Distribution and mobility of petroleum hydrocarbons in soil: case study of the South Pars Gas Complex, southern Iran




This article discusses the distribution of total petroleum hydrocarbons (TPH) contamination in soil within areas of the South Pars Gas Complex (S.P.G.C.), located on the northern shore of the Persian Gulf. To assess the potential risk to groundwater, in situ contaminant mobility was also examined in vertical soil profiles. Sampling was conducted in two rounds, and TPH was determined in accordance with standard methods of TPH analysis. The maximum detected concentration was 10268 +785 mg/kg in the area of the waste disposal site. Significant heterogeneity in natural attenuation of different hydrocarbon compounds during transport in the soil was observed.
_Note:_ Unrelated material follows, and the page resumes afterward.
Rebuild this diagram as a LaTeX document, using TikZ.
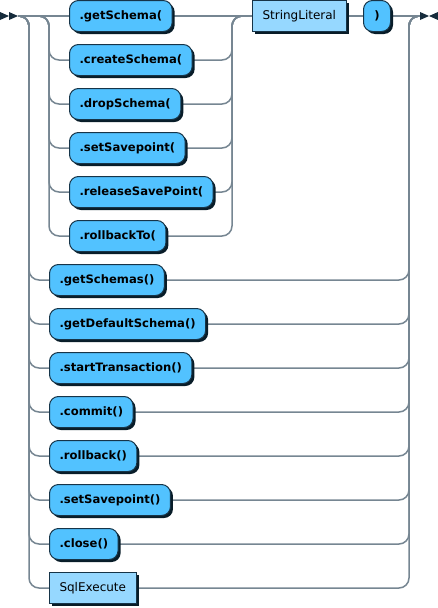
\documentclass[tikz,border=0pt]{standalone}
\usepackage{fontspec}
\setmainfont{DejaVu Sans}
\usetikzlibrary{positioning,shadows,backgrounds}
\definecolor{termfill}{RGB}{82,194,255}
\definecolor{ntfill}{RGB}{150,216,255}
\definecolor{boxline}{RGB}{22,52,72}
\definecolor{shadowc}{RGB}{8,28,40}
\definecolor{railc}{RGB}{118,134,146}
\definecolor{tipc}{RGB}{22,44,60}

\begin{document}
\begin{tikzpicture}[
	x=1pt,
	y=-1pt
]
\tikzset{
    term/.style = {draw=boxline, line width=1pt, fill=termfill, rounded corners=9pt,
        minimum height=31pt, inner xsep=10pt, anchor=west,
        font=\bfseries\fontsize{11.6}{14}\selectfont,
        drop shadow={shadow xshift=2.5pt, shadow yshift=-2.5pt, fill=shadowc, opacity=1}},
    nterm/.style = {term, rounded corners=0pt, fill=ntfill, font=\fontsize{12}{14}\selectfont},
    rail/.style = {draw=railc, line width=1.5pt, rounded corners=10pt},
}
    \useasboundingbox (0,0) rectangle (438,608);

    \coordinate (outL) at (19,16);
    \coordinate (inL) at (39,16);
    \coordinate (inR) at (232,16);
    \coordinate (outR) at (409,16);
    \coordinate (fin) at (420,16);

    % inner choice
    \node (gs) [term] at (69,16) {.getSchema(};
    \node (cs) [term] at (69,60) {.createSchema(};
    \node (ds) [term] at (69,104) {.dropSchema(};
    \node (ssp) [term] at (69,148) {.setSavepoint(};
    \node (rsp) [term] at (69,192) {.releaseSavePoint(};
    \node (rbt) [term] at (69,236) {.rollbackTo(};
    \node (sl) [nterm] at (252,16) {StringLiteral};
    \node (rp) [term, minimum width=27pt, inner xsep=0pt] at (363,16) {)};

    % outer choice
    \node (gss) [term] at (49,280) {.getSchemas()};
    \node (gds) [term] at (49,324) {.getDefaultSchema()};
    \node (st) [term] at (49,368) {.startTransaction()};
    \node (cm) [term] at (49,412) {.commit()};
    \node (rb) [term] at (49,456) {.rollback()};
    \node (ssv) [term] at (49,500) {.setSavepoint()};
    \node (cl) [term] at (49,544) {.close()};
    \node (se) [nterm] at (49,588) {SqlExecute};

    \begin{scope}[on background layer]
    \draw[rail] (18,16) -- (gs.west);
    \draw[rail] (gs.east) -- (sl.west);
    \draw[rail] (sl.east) -- (rp.west);
    \draw[rail] (rp.east) -- (fin);
    \foreach \n in {cs,ds,ssp,rsp,rbt} {
        \draw[rail] (inL) -| ([xshift=-20pt]\n.west) -- (\n.west);
        \draw[rail] (\n.east) -| (inR) -- (sl.west);
    }
    \foreach \n in {gss,gds,st,cm,rb,ssv,cl,se} {
        \draw[rail] (outL) -| ([xshift=-20pt]\n.west) -- (\n.west);
        \draw[rail] (\n.east) -| (outR) -- (fin);
    }
    \end{scope}

    % start and end marks
    \fill[tipc] (0,12) -- (9,16) -- (0,20) -- cycle;
    \fill[tipc] (9,12) -- (18,16) -- (9,20) -- cycle;
    \fill[tipc] (420,12) -- (429,16) -- (420,20) -- cycle;
    \fill[tipc] (438,12) -- (429,16) -- (438,20) -- cycle;
\end{tikzpicture}
\end{document}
Although the groundwater samples did not show evidence of contamination, vertical contamination profiles clearly showed that groundwater contamination will occur in the near future if no remedial action is taken immediately. It is worth noting that the refineries have been brought to production just in the last 5 years. Also, relevant soil and contamination properties were investigated to recommend an appropriate remediation approach. Bioventing and biopiling were suggested as remediation technologies. However, the result of this study highlights the necessity for national regulations to address cleanup standards and the preventive and remedial guidelines for petroleum hydrocarbon contamination in soil or groundwater.